Saturday, August 03, 2019

Seeing the Contours



“The color is innocent enough, but things with which it is coupled make it hated. Slavery, ignorance, stupidity, servility, poverty, dependence, are undesirable conditions. When these shall cease to be coupled with color, there will be no color line drawn.” Frederick Douglass

One

I compost kitchen scraps and leaves and clippings in a medium capacity plastic composter in our backyard. One of those drum composters, with two compartments and rollers that allow it to be spun. I’ve composted in our narrow backyard for years, in bare piles and homemade bins fashioned with scrap wood and chicken wire and, until it fell apart, a plastic bin from Smith and Hawken that was my mother-in-law’s. The drum is the best composter yet, even though the aperture is a bit small. I like the idea of turning waste into fertilizer. Seems like a good metaphor for life. It takes time to make fertilizer, some patience and care, just as it takes time for the contours of life to start making sense.

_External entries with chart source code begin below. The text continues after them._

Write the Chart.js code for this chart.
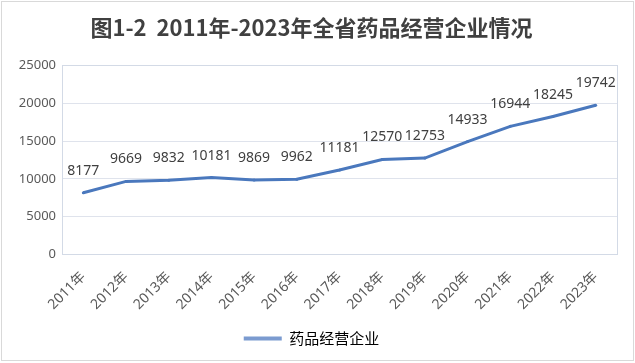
<!DOCTYPE html>
<html>
<head>
<meta charset="utf-8">
<script src="https://cdn.jsdelivr.net/npm/chart.js@4"></script>
<style>
  html, body { margin: 0; padding: 0; background: #fff; }
  #wrap { position: relative; width: 631px; height: 358px; border: 1px solid #d9d9d9; margin: 1px 0 0 1px; }
  canvas { position: absolute; left: 0; top: 0; }
</style>
</head>
<body>
<div id="wrap"><canvas id="chart" width="631" height="358"></canvas></div>
<script>
const years = ['2011年', '2012年', '2013年', '2014年', '2015年', '2016年', '2017年',
               '2018年', '2019年', '2020年', '2021年', '2022年', '2023年'];
const companies = [8177, 9669, 9832, 10181, 9869, 9962, 11181, 12570, 12753, 14933, 16944, 18245, 19742];
const seriesName = '药品经营企业';
const titleText = '图1-2  2011年-2023年全省药品经营企业情况';

const cjk = '"Noto Sans CJK SC", "Noto Sans", sans-serif';
const latin = '"Noto Sans", "Noto Sans CJK SC", sans-serif';
const lineBlue = '#4a78bd';

// draws the value above each point
const valueLabels = {
    id: 'valueLabels',
    afterDatasetsDraw(chart) {
        const ctx = chart.ctx;
        const meta = chart.getDatasetMeta(0);
        ctx.save();
        ctx.font = '14px ' + latin;
        ctx.fillStyle = '#404040';
        ctx.textAlign = 'center';
        ctx.textBaseline = 'alphabetic';
        meta.data.forEach((pt, i) => {
            ctx.fillText(String(chart.data.datasets[0].data[i]), pt.x, pt.y - 18);
        });
        ctx.restore();
    }
};

new Chart(document.getElementById('chart').getContext('2d'), {
    type: 'line',
    data: {
        labels: years,
        datasets: [{
            label: seriesName,
            data: companies,
            borderColor: lineBlue,
            backgroundColor: lineBlue,
            borderWidth: 3,
            pointRadius: 1.5,
            pointBorderWidth: 0,
            tension: 0,
            fill: false
        }]
    },
    options: {
        responsive: false,
        animation: false,
        layout: { padding: { left: 4, right: 16, top: 6, bottom: 4 } },
        plugins: {
            title: {
                display: true,
                text: titleText,
                color: '#404040',
                font: { family: cjk, size: 22, weight: 'bold' },
                padding: { top: 6, bottom: 25 }
            },
            legend: {
                position: 'bottom',
                labels: {
                    usePointStyle: true,
                    pointStyleWidth: 38,
                    color: '#595959',
                    font: { family: cjk, size: 15 },
                    padding: 4,
                    generateLabels: (chart) => [{
                        text: seriesName,
                        fillStyle: '#7b9bd0',
                        strokeStyle: '#7b9bd0',
                        lineWidth: 4,
                        pointStyle: 'line',
                        datasetIndex: 0
                    }]
                }
            },
            tooltip: { enabled: false }
        },
        scales: {
            y: {
                min: 0,
                max: 25000,
                ticks: {
                    stepSize: 5000,
                    color: '#595959',
                    font: { family: latin, size: 13 },
                    padding: 6,
                    callback: (v) => String(v)
                },
                grid: { color: '#dfe3ec', drawTicks: false },
                border: { display: true, color: '#d3dae6' },
                afterFit(s) { s.width = 56; }
            },
            x: {
                offset: true,
                ticks: { minRotation: 45, maxRotation: 45, color: '#595959', font: { family: latin, size: 14 }, padding: 14 },
                grid: { display: false, drawTicks: false },
                border: { display: true, color: '#d3dae6' }
            },
            x2: {
                position: 'top',
                offset: true,
                ticks: { display: false },
                grid: { display: false, drawTicks: false },
                border: { display: true, color: '#d3dae6' }
            },
            y2: {
                position: 'right',
                min: 0,
                max: 25000,
                ticks: { display: false },
                grid: { display: false, drawTicks: false },
                border: { display: true, color: '#d3dae6' }
            }
        }
    },
    plugins: [valueLabels]
});
</script>
</body>
</html>
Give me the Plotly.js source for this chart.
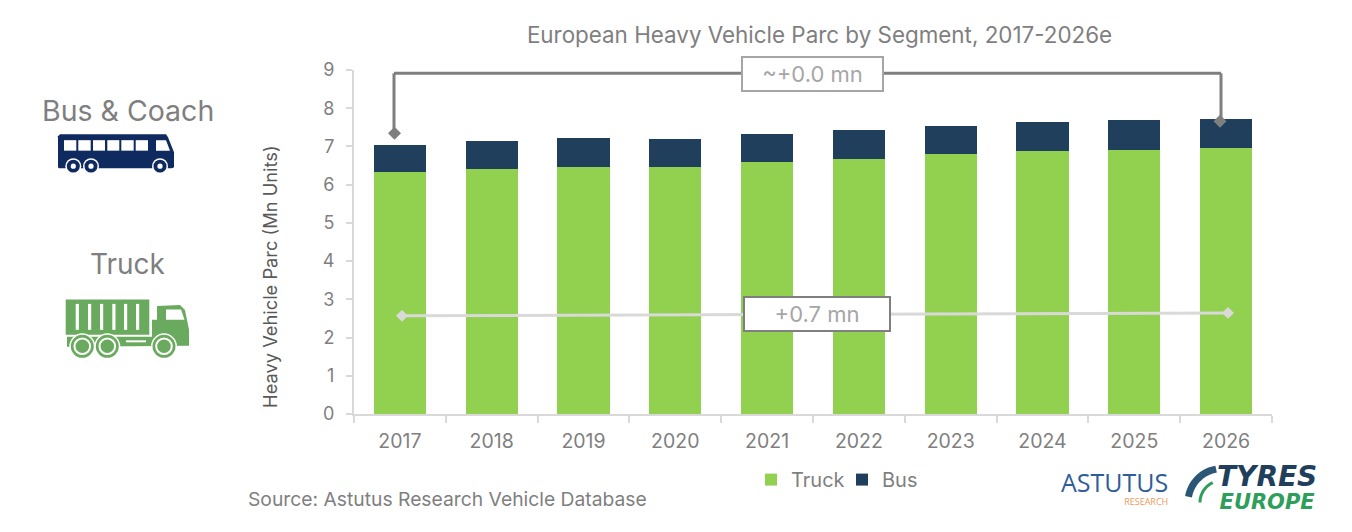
<!DOCTYPE html>
<html>
<head>
<meta charset="utf-8">
<script src="https://cdn.plot.ly/plotly-3.0.1.min.js"></script>
<style>html, body { margin: 0; background: #fff; }</style>
</head>
<body>
<div id="chart" style="width:1352px;height:532px;"></div>
<script>
const years = ['2017', '2018', '2019', '2020', '2021', '2022', '2023', '2024', '2025', '2026'];
const truck = [6.32, 6.40, 6.46, 6.46, 6.59, 6.68, 6.79, 6.88, 6.91, 6.96];
const bus = [0.73, 0.73, 0.76, 0.74, 0.73, 0.74, 0.74, 0.77, 0.77, 0.77];
const yTicks = [0, 1, 2, 3, 4, 5, 6, 7, 8, 9];

const FONT = 'Inter, "Open Sans", sans-serif';
const LOGO = '"DejaVu Sans", sans-serif';
const GREY = '#7f7f7f';
const AXIS = '#d9d9d9';
const GREEN = '#92d050';
const NAVY = '#1f3f5c';
const BUSBLUE = '#0f2a5f';
const TRUCKGREEN = '#6aaa5e';

// plot area in page pixels, overlay stuff is placed from these
const L = 354, R = 1272, T = 69.7, B = 414.3;
const px = x => (x - L) / (R - L);
const py = y => (B - y) / (B - T);

function line(x0, y0, x1, y1, color, width) {
    return { type: 'line', xref: 'paper', yref: 'paper', x0: px(x0), y0: py(y0), x1: px(x1), y1: py(y1),
        line: { color: color, width: width } };
}
function rect(x0, y0, x1, y1, color) {
    return { type: 'rect', xref: 'paper', yref: 'paper', x0: px(x0), y0: py(y0), x1: px(x1), y1: py(y1),
        fillcolor: color, line: { width: 0 } };
}
function circ(x, y, r, color) {
    return { type: 'circle', xref: 'paper', yref: 'paper', x0: px(x - r), y0: py(y - r), x1: px(x + r), y1: py(y + r),
        fillcolor: color, line: { width: 0 } };
}
function poly(points, color) {
    const d = points.map((p, i) => (i ? 'L' : 'M') + px(p[0]) + ',' + py(p[1])).join(' ') + ' Z';
    return { type: 'path', xref: 'paper', yref: 'paper', path: d, fillcolor: color, line: { width: 0 } };
}
function diamond(x, y, r, color) {
    return poly([[x, y - r], [x + r, y], [x, y + r], [x - r, y]], color);
}
function arc(cx, cy, r, a0, a1, color, width) {
    let d = '';
    for (let a = a0; a <= a1; a += 5) {
        const t = a * Math.PI / 180;
        d += (d ? 'L' : 'M') + px(cx + r * Math.cos(t)) + ',' + py(cy - r * Math.sin(t)) + ' ';
    }
    return { type: 'path', xref: 'paper', yref: 'paper', path: d, line: { color: color, width: width } };
}

function busIcon() {
    const s = [];
    s.push(poly([[58, 136], [60, 134], [166, 134], [168, 137], [174, 152], [174, 167], [172, 168], [59, 168], [58, 167]], BUSBLUE));
    [[64, 76.3], [78.3, 90.7], [93, 105], [107.3, 119.3], [121.3, 133.7], [135.7, 148]].forEach(w => {
        s.push(rect(w[0], 140, w[1], 150.5, '#fff'));
    });
    s.push(poly([[156, 140], [166, 140], [170, 150.5], [156, 150.5]], '#fff'));
    [73.3, 91, 160].forEach(x => {
        s.push(circ(x, 166, 8, '#fff'));
        s.push(circ(x, 166, 6.5, BUSBLUE));
        s.push(circ(x, 166, 2.6, '#fff'));
    });
    return s;
}

function truckIcon() {
    const s = [];
    s.push(rect(65.7, 299.5, 149.3, 335, TRUCKGREEN));
    [75.7, 88, 100, 112.3, 124, 136].forEach(x => s.push(rect(x, 304, x + 3.2, 330, '#fff')));
    s.push(poly([[67, 337], [152, 337], [152, 320], [157, 320], [157, 306], [180, 305], [185, 310], [189, 330], [189, 346], [67, 347]], TRUCKGREEN));
    s.push(poly([[166, 309.5], [181, 309.5], [184.5, 320], [166, 320]], '#fff'));
    s.push(rect(126, 340.5, 146, 342.5, '#fff'));
    [82.3, 107.3, 164].forEach(x => {
        s.push(circ(x, 346.5, 13, '#fff'));
        s.push(circ(x, 346.5, 11.5, TRUCKGREEN));
        s.push(circ(x, 346.5, 8.8, '#fff'));
        s.push(circ(x, 346.5, 6.8, TRUCKGREEN));
    });
    return s;
}

function note(text, x, y, size, color, extra) {
    return Object.assign({ text: text, xref: 'paper', yref: 'paper', x: px(x), y: py(y), xanchor: 'center', yanchor: 'middle',
        showarrow: false, font: { family: FONT, size: size, color: color } }, extra || {});
}

const data = [
    { type: 'bar', name: 'Truck', x: years, y: truck, marker: { color: GREEN }, showlegend: false },
    { type: 'bar', name: 'Bus', x: years, y: bus, marker: { color: NAVY }, showlegend: false },
    { type: 'scatter', name: 'Truck', x: [null], y: [null], mode: 'markers', marker: { symbol: 'square', size: 12, color: GREEN } },
    { type: 'scatter', name: 'Bus', x: [null], y: [null], mode: 'markers', marker: { symbol: 'square', size: 12, color: NAVY } }
];

const layout = {
    width: 1352,
    height: 532,
    margin: { l: L, r: 1352 - R, t: T, b: 532 - B, pad: 0 },
    paper_bgcolor: '#fff',
    plot_bgcolor: '#fff',
    barmode: 'stack',
    bargap: 0.43,
    font: { family: FONT, color: GREY },
    title: { text: 'European Heavy Vehicle Parc by Segment, 2017-2026e', font: { family: FONT, size: 22.4, color: GREY },
        x: px(819.5), xref: 'paper', xanchor: 'center', y: 1 - 35 / 532, yref: 'container', yanchor: 'middle' },
    xaxis: { type: 'category', range: [-0.5, 9.5], showline: true, linecolor: AXIS, linewidth: 2, ticks: 'outside', ticklen: 7,
        tickcolor: AXIS, tickwidth: 2, tickson: 'boundaries', showgrid: false, ticklabelstandoff: 9,
        tickfont: { family: FONT, size: 19.5, color: GREY } },
    yaxis: { range: [0, 9], tickvals: yTicks, showline: true, linecolor: AXIS, linewidth: 2, ticks: 'outside', ticklen: 6,
        tickcolor: AXIS, tickwidth: 2, showgrid: false, zeroline: false, ticklabelstandoff: 8,
        tickfont: { family: FONT, size: 18, color: GREY } },
    legend: { orientation: 'h', traceorder: 'normal', x: px(751), y: py(480), xanchor: 'left', yanchor: 'middle',
        font: { family: FONT, size: 20, color: GREY }, itemwidth: 30, entrywidth: 46, entrywidthmode: 'pixels' },
    shapes: [
        line(394, 73, 1221, 73, GREY, 3),
        line(394, 73, 394, 130, GREY, 3),
        line(1221, 73, 1221, 118, GREY, 3),
        diamond(394.5, 133, 6.5, GREY),
        diamond(1220, 121, 6.5, GREY),
        line(402, 316, 1228, 313, AXIS, 3),
        diamond(402, 316, 6, AXIS),
        diamond(1228, 313, 6, AXIS)
    ].concat(busIcon(), truckIcon(), [
        // tyre swoosh in the logo
        arc(1222, 503, 34, 100, 170, '#2b5675', 7),
        arc(1222, 503, 22, 115, 180, '#2e9e5b', 3)
    ]),
    annotations: [
        note('~+0.0 mn', 812.5, 74, 22, '#a6a6a6', { bgcolor: '#fff', bordercolor: '#a6a6a6', borderwidth: 2, width: 137, height: 30 }),
        note('+0.7 mn', 817, 314, 22, '#a6a6a6', { bgcolor: '#fff', bordercolor: '#7f7f7f', borderwidth: 2, width: 142, height: 30 }),
        note('Heavy Vehicle Parc (Mn Units)', 270, 277, 18.3, '#595959', { textangle: -90 }),
        note('Bus &amp; Coach', 127.5, 110, 28.5, GREY),
        note('Truck', 127, 264, 28, GREY),
        note('Source: Astutus Research Vehicle Database', 447.5, 499, 19.3, GREY),
        // logos: one text each so the two lines sit tight, line pitch comes from the base size
        note('<span style="font-size:25px;color:#2f5d9b">ASTUTUS</span><br><span style="font-size:9px;color:#ee9a5a">RESEARCH</span>',
            1170, 487, 10, '#2f5d9b', { xanchor: 'right', align: 'right', font: { family: '"Open Sans", sans-serif', size: 10, color: '#2f5d9b' } }),
        note('<b><i><span style="font-size:28px;color:#1f3f5c">TYRES</span><br><span style="font-size:21px;color:#2e9e5b">EUROPE</span></i></b>',
            1267, 487, 18, NAVY, { font: { family: LOGO, size: 18, color: NAVY } })
    ]
};

Plotly.newPlot('chart', data, layout, { displayModeBar: false });
</script>
</body>
</html>
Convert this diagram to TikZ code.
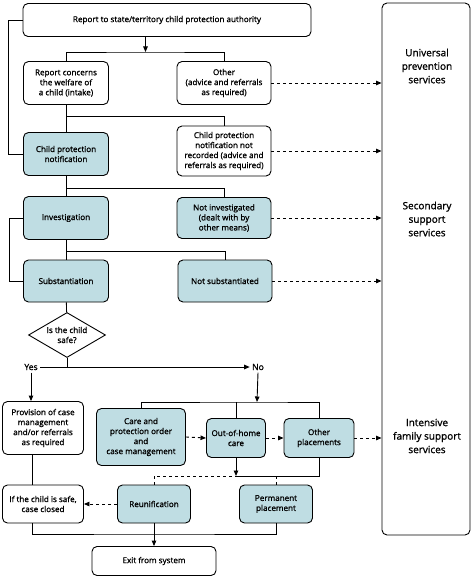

What I mean is that it takes time to learn to see the contours, how they fit together. It’s easy to miss a lot of signs along the way. What seems monumental today may be meaningless further down the road, and the apparently meaningless might turn out to be monumental. 

Two

The real criminal types aren’t satisfied with taking over a street or village or city. Real criminals think much bigger. They take over governments and entire countries, fix the laws for their own benefit and the benefit of their compatriots and collaborators. Hasn’t this always been so? 

Three

My congressman, Salud Carbajal, put his finger to the breeze begun by others with more courage, and only voiced his support for the impeachment of President Trump when it was safe to do so. Political pragmatism, I guess. Courage is more admirable in my book, especially when the most fundamental principle of representative democracy is at stake. Even while we watch Trump take hammer and chisel to the integrity and legitimate authority of the Legislative branch, Salud waited, hesitated, calculated. On the question of whether the chief executive is immune to, exempt from, and above the law, Salud followed the herd, but only when it was politically safe to do so. Not exactly a profile in courage. 

Four

Fiesta time in Santa Barbara. For some, a time to remember the city’s Spanish and Mexican origins, for others it’s all about commerce, hotel occupancy rates, bed taxes. We saw some of the parade on State Street, men on horses waving and calling out, “Viva La Fiesta!”, horse-drawn carriages or wagons hauling local bigwigs. Ladies on horseback, their colorful dresses flowing, flowers in their hair. Little girls in traditional dress tossing flowers into the crowd lined along the street. Horse hooves clip-clopping on the pavement. The image that stuck with me was of a vaquero holding an American flag. I imagined the days when State Street was packed dirt and Fiesta was a much smaller, more local affair. Progress. Maybe. 

Five

We used to think big in America. Send a man to the moon and bring him back safely. Eradicate poverty. Establish the Peace Corps. Now we think small. Once we had confidence, now we’re afraid, all the time, of shadows and just about everything else. What happened to us?

Six

I’m reading Sam Shepard’s last book, a slim volume called Spy of the First Person. Just finished Stony The Road by Henry Louis Gates, Jr.